Your beast (or whoever's representing it) will be trying to find reasons to justify it. This might mean that its actions in the conflict might be to convince you that it's okay and that there's nothing you could have done. The beast would only try for a first consequence for minor sins, then it'll stop. For moderate sins, it'll try for the second consequence. For major sins it'll go for the third. For the top level, ultimate sin it'll go for taking you out. If the beast casues a minor consequence, it gets to change your trivialities morality aspect. If it causes a moderate consequence, it gets to change your significant morality aspect. If it causes a major one it changes your core. If it takes you out, you enter wassail.

Relevant virtues to help in this conflict, by the way, are just skills that you can buy like any other.

Clearly the mechanics of this need more thought and some testing... but I think it'd be a more informative system than the current morality system, and allowing a great deal more flexibility for personal takes on a path or personal approaches to failing on it.

Disciplines
Basically, use the stunts system for specific discipline powers. It's doable.

In conclusion...


I'm not planning on running anything sensible or regular with this in the forseeable future. I have my Transuman Space LARP to run first, as well as a few other tabletops and my Horror/Ghost Story/Unexplained Events LARP (tentatively named "Scare" - which is what I'll probably use my FATE LARP system for). However, the idea interests me enough that I might play with it a bit more or try out a couple of one shots every now and then.

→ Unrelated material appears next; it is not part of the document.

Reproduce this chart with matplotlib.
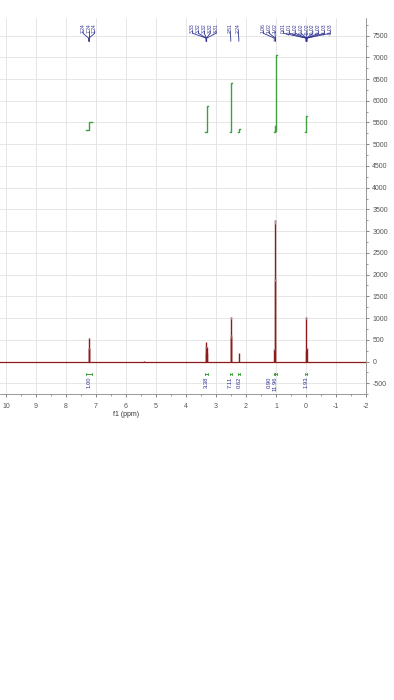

What I'd like is for people to give thoughts on this. Obviously, knowing both Vampire and FATE would probably help with this, but any comments are welcome.

2007-02-13 13:16 (UTC)
by [identity profile] urizen.livejournal.com
I had a passing thought about the possibilities of FATE for other game systems when I was reading the SotC book. I think I very briefly considered the possibilities for Mage but didn't really follow the thought through.

Vampire, though... hmm... yeah, there would be a fair amount of groundwork needed to set down how generation and disciplines would work, but I think you're right in saying it could work well. Vampire has always been presented as a story-telling game, and FATE allows a more flexible and flavourful approach to storytelling than the storyteller system in my view. I can see aspects working really well with the setting.

Not sure how it would transfer to live, but if you come up with a way to make FATE work for any LARP, I'm sure something could be worked out for Vampire.